* Instruction:
Extract each line of the data below exactly as written.

* Material supplied:
+++

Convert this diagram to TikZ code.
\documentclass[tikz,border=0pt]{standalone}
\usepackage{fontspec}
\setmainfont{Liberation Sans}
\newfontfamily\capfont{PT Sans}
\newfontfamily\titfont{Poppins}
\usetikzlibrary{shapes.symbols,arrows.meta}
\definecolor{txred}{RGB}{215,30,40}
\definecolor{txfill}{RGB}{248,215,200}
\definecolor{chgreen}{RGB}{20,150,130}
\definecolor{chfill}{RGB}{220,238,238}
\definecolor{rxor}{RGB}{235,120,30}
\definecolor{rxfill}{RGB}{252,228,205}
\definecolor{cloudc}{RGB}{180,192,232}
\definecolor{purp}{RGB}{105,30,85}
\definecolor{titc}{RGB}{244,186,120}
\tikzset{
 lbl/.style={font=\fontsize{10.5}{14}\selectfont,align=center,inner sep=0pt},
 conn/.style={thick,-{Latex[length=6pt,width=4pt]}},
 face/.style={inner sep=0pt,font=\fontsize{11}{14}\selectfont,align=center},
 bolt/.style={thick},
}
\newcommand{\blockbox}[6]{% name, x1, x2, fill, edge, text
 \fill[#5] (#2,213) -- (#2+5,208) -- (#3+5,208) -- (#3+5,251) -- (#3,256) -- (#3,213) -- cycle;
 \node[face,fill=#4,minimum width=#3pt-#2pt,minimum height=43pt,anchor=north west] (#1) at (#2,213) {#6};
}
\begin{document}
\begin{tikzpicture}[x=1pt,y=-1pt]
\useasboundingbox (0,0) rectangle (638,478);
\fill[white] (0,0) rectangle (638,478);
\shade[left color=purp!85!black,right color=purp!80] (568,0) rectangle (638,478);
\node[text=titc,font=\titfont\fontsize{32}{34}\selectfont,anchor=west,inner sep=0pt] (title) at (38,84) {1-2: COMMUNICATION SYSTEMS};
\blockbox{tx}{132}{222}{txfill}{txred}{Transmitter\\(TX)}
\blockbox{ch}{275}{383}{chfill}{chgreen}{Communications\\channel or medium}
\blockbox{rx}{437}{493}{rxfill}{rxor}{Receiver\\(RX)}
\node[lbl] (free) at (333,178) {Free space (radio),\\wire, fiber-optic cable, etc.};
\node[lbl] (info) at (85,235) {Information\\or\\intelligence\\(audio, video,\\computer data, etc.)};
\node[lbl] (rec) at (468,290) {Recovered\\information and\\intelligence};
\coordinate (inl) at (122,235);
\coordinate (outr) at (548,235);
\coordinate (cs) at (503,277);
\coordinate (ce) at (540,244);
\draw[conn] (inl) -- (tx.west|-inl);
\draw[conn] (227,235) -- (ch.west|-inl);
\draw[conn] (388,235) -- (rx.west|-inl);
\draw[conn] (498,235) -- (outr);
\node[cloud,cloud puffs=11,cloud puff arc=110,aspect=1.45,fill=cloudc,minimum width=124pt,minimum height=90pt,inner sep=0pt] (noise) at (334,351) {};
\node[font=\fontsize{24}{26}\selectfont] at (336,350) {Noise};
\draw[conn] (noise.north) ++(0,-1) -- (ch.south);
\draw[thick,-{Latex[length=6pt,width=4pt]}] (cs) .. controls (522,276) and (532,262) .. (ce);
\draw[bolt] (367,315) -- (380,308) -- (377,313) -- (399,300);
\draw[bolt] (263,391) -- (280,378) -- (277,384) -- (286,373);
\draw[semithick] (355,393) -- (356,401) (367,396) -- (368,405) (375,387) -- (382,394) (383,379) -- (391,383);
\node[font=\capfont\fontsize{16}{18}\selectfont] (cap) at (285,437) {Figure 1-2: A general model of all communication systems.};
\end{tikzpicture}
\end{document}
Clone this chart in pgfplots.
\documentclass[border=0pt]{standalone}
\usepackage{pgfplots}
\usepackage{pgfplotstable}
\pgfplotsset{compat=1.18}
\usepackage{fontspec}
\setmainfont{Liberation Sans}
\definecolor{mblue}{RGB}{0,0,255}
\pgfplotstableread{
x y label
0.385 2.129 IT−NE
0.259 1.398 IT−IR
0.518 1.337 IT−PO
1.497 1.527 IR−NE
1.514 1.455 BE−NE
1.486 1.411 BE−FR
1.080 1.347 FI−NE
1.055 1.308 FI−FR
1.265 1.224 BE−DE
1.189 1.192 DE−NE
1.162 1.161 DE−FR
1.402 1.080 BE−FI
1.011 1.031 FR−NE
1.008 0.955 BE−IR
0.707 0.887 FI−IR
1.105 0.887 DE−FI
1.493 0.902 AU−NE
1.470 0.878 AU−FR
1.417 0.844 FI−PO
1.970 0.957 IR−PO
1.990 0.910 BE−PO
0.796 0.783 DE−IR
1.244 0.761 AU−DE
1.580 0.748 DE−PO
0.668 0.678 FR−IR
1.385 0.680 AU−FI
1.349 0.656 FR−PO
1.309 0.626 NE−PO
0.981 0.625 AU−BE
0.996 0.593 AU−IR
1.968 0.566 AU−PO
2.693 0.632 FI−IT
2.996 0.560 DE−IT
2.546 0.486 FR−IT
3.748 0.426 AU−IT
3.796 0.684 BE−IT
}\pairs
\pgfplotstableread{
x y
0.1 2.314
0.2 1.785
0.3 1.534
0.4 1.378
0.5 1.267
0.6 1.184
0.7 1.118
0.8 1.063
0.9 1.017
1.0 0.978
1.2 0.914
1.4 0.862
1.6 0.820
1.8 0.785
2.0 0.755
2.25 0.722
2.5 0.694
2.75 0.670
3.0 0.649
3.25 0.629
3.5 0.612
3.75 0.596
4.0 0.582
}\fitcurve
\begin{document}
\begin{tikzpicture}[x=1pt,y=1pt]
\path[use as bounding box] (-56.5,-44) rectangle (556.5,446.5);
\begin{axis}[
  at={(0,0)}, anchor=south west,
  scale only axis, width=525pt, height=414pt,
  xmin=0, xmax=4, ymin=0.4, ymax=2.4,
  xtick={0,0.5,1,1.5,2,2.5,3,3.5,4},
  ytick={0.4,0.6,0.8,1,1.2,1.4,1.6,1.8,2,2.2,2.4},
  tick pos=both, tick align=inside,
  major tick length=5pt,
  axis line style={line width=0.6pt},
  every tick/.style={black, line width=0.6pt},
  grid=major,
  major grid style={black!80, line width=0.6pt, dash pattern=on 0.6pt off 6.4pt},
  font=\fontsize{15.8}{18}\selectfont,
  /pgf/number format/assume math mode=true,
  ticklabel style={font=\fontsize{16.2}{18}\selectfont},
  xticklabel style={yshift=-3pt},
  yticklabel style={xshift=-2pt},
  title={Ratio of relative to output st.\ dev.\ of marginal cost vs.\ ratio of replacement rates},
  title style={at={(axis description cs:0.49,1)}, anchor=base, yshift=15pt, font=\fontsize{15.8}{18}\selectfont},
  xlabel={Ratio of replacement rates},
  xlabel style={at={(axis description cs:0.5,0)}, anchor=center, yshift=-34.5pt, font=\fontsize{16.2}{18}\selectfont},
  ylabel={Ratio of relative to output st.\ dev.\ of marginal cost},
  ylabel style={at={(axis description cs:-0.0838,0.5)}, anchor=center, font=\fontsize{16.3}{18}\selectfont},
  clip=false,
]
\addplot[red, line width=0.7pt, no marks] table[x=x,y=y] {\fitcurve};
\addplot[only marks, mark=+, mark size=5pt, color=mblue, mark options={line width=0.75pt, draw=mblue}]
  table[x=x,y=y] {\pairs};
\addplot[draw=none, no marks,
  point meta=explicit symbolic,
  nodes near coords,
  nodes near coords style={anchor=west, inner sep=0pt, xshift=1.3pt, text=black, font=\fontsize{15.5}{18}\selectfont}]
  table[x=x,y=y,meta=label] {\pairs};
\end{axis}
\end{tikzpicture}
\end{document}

+++

* Task output:
Convert this diagram to TikZ code.
\documentclass[tikz,border=0pt]{standalone}
\usepackage{fontspec}
\setmainfont{Liberation Sans}
\newfontfamily\capfont{PT Sans}
\newfontfamily\titfont{Poppins}
\usetikzlibrary{shapes.symbols,arrows.meta}
\definecolor{txred}{RGB}{215,30,40}
\definecolor{txfill}{RGB}{248,215,200}
\definecolor{chgreen}{RGB}{20,150,130}
\definecolor{chfill}{RGB}{220,238,238}
\definecolor{rxor}{RGB}{235,120,30}
\definecolor{rxfill}{RGB}{252,228,205}
\definecolor{cloudc}{RGB}{180,192,232}
\definecolor{purp}{RGB}{105,30,85}
\definecolor{titc}{RGB}{244,186,120}
\tikzset{
 lbl/.style={font=\fontsize{10.5}{14}\selectfont,align=center,inner sep=0pt},
 conn/.style={thick,-{Latex[length=6pt,width=4pt]}},
 face/.style={inner sep=0pt,font=\fontsize{11}{14}\selectfont,align=center},
 bolt/.style={thick},
}
\newcommand{\blockbox}[6]{% name, x1, x2, fill, edge, text
 \fill[#5] (#2,213) -- (#2+5,208) -- (#3+5,208) -- (#3+5,251) -- (#3,256) -- (#3,213) -- cycle;
 \node[face,fill=#4,minimum width=#3pt-#2pt,minimum height=43pt,anchor=north west] (#1) at (#2,213) {#6};
}
\begin{document}
\begin{tikzpicture}[x=1pt,y=-1pt]
\useasboundingbox (0,0) rectangle (638,478);
\fill[white] (0,0) rectangle (638,478);
\shade[left color=purp!85!black,right color=purp!80] (568,0) rectangle (638,478);
\node[text=titc,font=\titfont\fontsize{32}{34}\selectfont,anchor=west,inner sep=0pt] (title) at (38,84) {1-2: COMMUNICATION SYSTEMS};
\blockbox{tx}{132}{222}{txfill}{txred}{Transmitter\\(TX)}
\blockbox{ch}{275}{383}{chfill}{chgreen}{Communications\\channel or medium}
\blockbox{rx}{437}{493}{rxfill}{rxor}{Receiver\\(RX)}
\node[lbl] (free) at (333,178) {Free space (radio),\\wire, fiber-optic cable, etc.};
\node[lbl] (info) at (85,235) {Information\\or\\intelligence\\(audio, video,\\computer data, etc.)};
\node[lbl] (rec) at (468,290) {Recovered\\information and\\intelligence};
\coordinate (inl) at (122,235);
\coordinate (outr) at (548,235);
\coordinate (cs) at (503,277);
\coordinate (ce) at (540,244);
\draw[conn] (inl) -- (tx.west|-inl);
\draw[conn] (227,235) -- (ch.west|-inl);
\draw[conn] (388,235) -- (rx.west|-inl);
\draw[conn] (498,235) -- (outr);
\node[cloud,cloud puffs=11,cloud puff arc=110,aspect=1.45,fill=cloudc,minimum width=124pt,minimum height=90pt,inner sep=0pt] (noise) at (334,351) {};
\node[font=\fontsize{24}{26}\selectfont] at (336,350) {Noise};
\draw[conn] (noise.north) ++(0,-1) -- (ch.south);
\draw[thick,-{Latex[length=6pt,width=4pt]}] (cs) .. controls (522,276) and (532,262) .. (ce);
\draw[bolt] (367,315) -- (380,308) -- (377,313) -- (399,300);
\draw[bolt] (263,391) -- (280,378) -- (277,384) -- (286,373);
\draw[semithick] (355,393) -- (356,401) (367,396) -- (368,405) (375,387) -- (382,394) (383,379) -- (391,383);
\node[font=\capfont\fontsize{16}{18}\selectfont] (cap) at (285,437) {Figure 1-2: A general model of all communication systems.};
\end{tikzpicture}
\end{document}
Clone this chart in pgfplots.
\documentclass[border=0pt]{standalone}
\usepackage{pgfplots}
\usepackage{pgfplotstable}
\pgfplotsset{compat=1.18}
\usepackage{fontspec}
\setmainfont{Liberation Sans}
\definecolor{mblue}{RGB}{0,0,255}
\pgfplotstableread{
x y label
0.385 2.129 IT−NE
0.259 1.398 IT−IR
0.518 1.337 IT−PO
1.497 1.527 IR−NE
1.514 1.455 BE−NE
1.486 1.411 BE−FR
1.080 1.347 FI−NE
1.055 1.308 FI−FR
1.265 1.224 BE−DE
1.189 1.192 DE−NE
1.162 1.161 DE−FR
1.402 1.080 BE−FI
1.011 1.031 FR−NE
1.008 0.955 BE−IR
0.707 0.887 FI−IR
1.105 0.887 DE−FI
1.493 0.902 AU−NE
1.470 0.878 AU−FR
1.417 0.844 FI−PO
1.970 0.957 IR−PO
1.990 0.910 BE−PO
0.796 0.783 DE−IR
1.244 0.761 AU−DE
1.580 0.748 DE−PO
0.668 0.678 FR−IR
1.385 0.680 AU−FI
1.349 0.656 FR−PO
1.309 0.626 NE−PO
0.981 0.625 AU−BE
0.996 0.593 AU−IR
1.968 0.566 AU−PO
2.693 0.632 FI−IT
2.996 0.560 DE−IT
2.546 0.486 FR−IT
3.748 0.426 AU−IT
3.796 0.684 BE−IT
}\pairs
\pgfplotstableread{
x y
0.1 2.314
0.2 1.785
0.3 1.534
0.4 1.378
0.5 1.267
0.6 1.184
0.7 1.118
0.8 1.063
0.9 1.017
1.0 0.978
1.2 0.914
1.4 0.862
1.6 0.820
1.8 0.785
2.0 0.755
2.25 0.722
2.5 0.694
2.75 0.670
3.0 0.649
3.25 0.629
3.5 0.612
3.75 0.596
4.0 0.582
}\fitcurve
\begin{document}
\begin{tikzpicture}[x=1pt,y=1pt]
\path[use as bounding box] (-56.5,-44) rectangle (556.5,446.5);
\begin{axis}[
  at={(0,0)}, anchor=south west,
  scale only axis, width=525pt, height=414pt,
  xmin=0, xmax=4, ymin=0.4, ymax=2.4,
  xtick={0,0.5,1,1.5,2,2.5,3,3.5,4},
  ytick={0.4,0.6,0.8,1,1.2,1.4,1.6,1.8,2,2.2,2.4},
  tick pos=both, tick align=inside,
  major tick length=5pt,
  axis line style={line width=0.6pt},
  every tick/.style={black, line width=0.6pt},
  grid=major,
  major grid style={black!80, line width=0.6pt, dash pattern=on 0.6pt off 6.4pt},
  font=\fontsize{15.8}{18}\selectfont,
  /pgf/number format/assume math mode=true,
  ticklabel style={font=\fontsize{16.2}{18}\selectfont},
  xticklabel style={yshift=-3pt},
  yticklabel style={xshift=-2pt},
  title={Ratio of relative to output st.\ dev.\ of marginal cost vs.\ ratio of replacement rates},
  title style={at={(axis description cs:0.49,1)}, anchor=base, yshift=15pt, font=\fontsize{15.8}{18}\selectfont},
  xlabel={Ratio of replacement rates},
  xlabel style={at={(axis description cs:0.5,0)}, anchor=center, yshift=-34.5pt, font=\fontsize{16.2}{18}\selectfont},
  ylabel={Ratio of relative to output st.\ dev.\ of marginal cost},
  ylabel style={at={(axis description cs:-0.0838,0.5)}, anchor=center, font=\fontsize{16.3}{18}\selectfont},
  clip=false,
]
\addplot[red, line width=0.7pt, no marks] table[x=x,y=y] {\fitcurve};
\addplot[only marks, mark=+, mark size=5pt, color=mblue, mark options={line width=0.75pt, draw=mblue}]
  table[x=x,y=y] {\pairs};
\addplot[draw=none, no marks,
  point meta=explicit symbolic,
  nodes near coords,
  nodes near coords style={anchor=west, inner sep=0pt, xshift=1.3pt, text=black, font=\fontsize{15.5}{18}\selectfont}]
  table[x=x,y=y,meta=label] {\pairs};
\end{axis}
\end{tikzpicture}
\end{document}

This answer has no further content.